Since $$f(0)$$ evaluates to a real number (0), the function is defined at $$a=0$$.

**step2 Check the right-hand limit**

For a function to be continuous, the limit of the function as $$x$$ approaches $$a$$ must exist. This requires both the right-hand limit and the left-hand limit to exist and be equal. First, we examine the right-hand limit, which means we consider values of $$x$$ slightly greater than $$0$$.

$$\lim_{x \to 0^+} f(x) = \lim_{x \to 0^+} \sqrt{1 - e^{x}}$$

If $$x > 0$$ (e.g., $$x = 0.001$$), then $$e^x > e^0 = 1$$. For example, $$e^{0.001} \approx 1.001$$. This implies that $$1 - e^x$$ would be a negative number.

Specifically, as $$x \to 0^+$$: $$e^x \to 1^+$$ (meaning $$e^x$$ approaches 1 from values greater than 1). Therefore, $$1 - e^x \to 0^-$$ (meaning $$1 - e^x$$ approaches 0 from negative values).

The square root of a negative number is not a real number. Therefore, the function $$f(x)$$ is not defined for $$x > 0$$. Because the function is not defined for values slightly to the right of 0, the right-hand limit does not exist in the real number system.

**step3 Determine if the function is continuous at $$a$$**

For a function to be continuous at a point, the limit of the function as $$x$$ approaches that point must exist. Since the right-hand limit (from Step 2) does not exist, the overall limit $$\lim_{x \to 0} f(x)$$ does not exist. Consequently, the function $$f(x)$$ is discontinuous at $$a=0$$.

**step4 Check for continuity from the right**

For a function to be continuous from the right at $$a$$, three conditions must be met: $$f(a)$$ must be defined, $$\lim_{x \to a^+} f(x)$$ must exist, and $$\lim_{x \to a^+} f(x) = f(a)$$.

From Step 1, we know that $$f(0)=0$$ (defined). From Step 2, we determined that $$\lim_{x \to 0^+} f(x)$$ does not exist as a real number because the function is undefined for $$x > 0$$.

Since the right-hand limit does not exist, the function is not continuous from the right at $$a=0$$.

**step5 Check for continuity from the left**

For a function to be continuous from the left at $$a$$, three conditions must be met: $$f(a)$$ must be defined, $$\lim_{x \to a^-} f(x)$$ must exist, and $$\lim_{x \to a^-} f(x) = f(a)$$.

From Step 1, we know that $$f(0)=0$$ (defined).

Next, we evaluate the left-hand limit, considering values of $$x$$ slightly less than $$0$$.
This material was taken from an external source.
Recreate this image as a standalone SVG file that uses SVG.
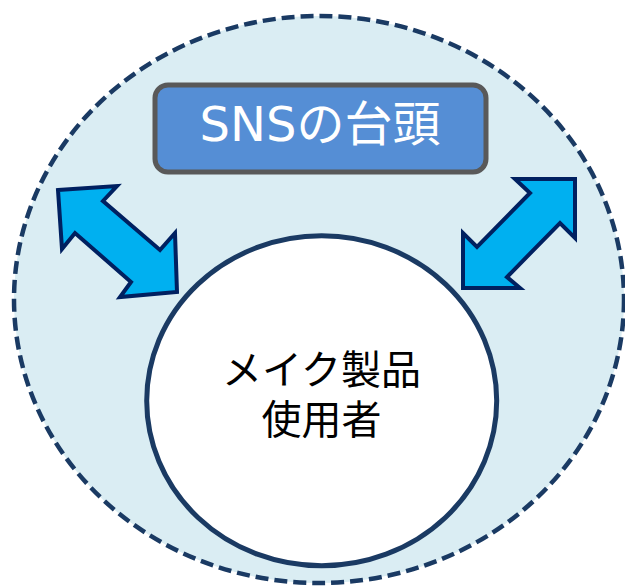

$$\lim_{x \to 0^-} f(x) = \lim_{x \to 0^-} \sqrt{1 - e^{x}}$$

If $$x < 0$$ (e.g., $$x = -0.001$$), then $$e^x < e^0 = 1$$. For example, $$e^{-0.001} \approx 0.999$$. This implies that $$1 - e^x$$ would be a positive number.

Specifically, as $$x \to 0^-$$: $$e^x \to 1^-$$ (meaning $$e^x$$ approaches 1 from values less than 1). Therefore, $$1 - e^x \to 0^+$$ (meaning $$1 - e^x$$ approaches 0 from positive values).

Since the square root function is continuous for non-negative values, we can substitute the limit directly:

$$\lim_{x \to 0^-} \sqrt{1 - e^{x}} = \sqrt{1 - e^{0}} = \sqrt{1 - 1} = \sqrt{0} = 0$$

So, the left-hand limit exists and is equal to 0.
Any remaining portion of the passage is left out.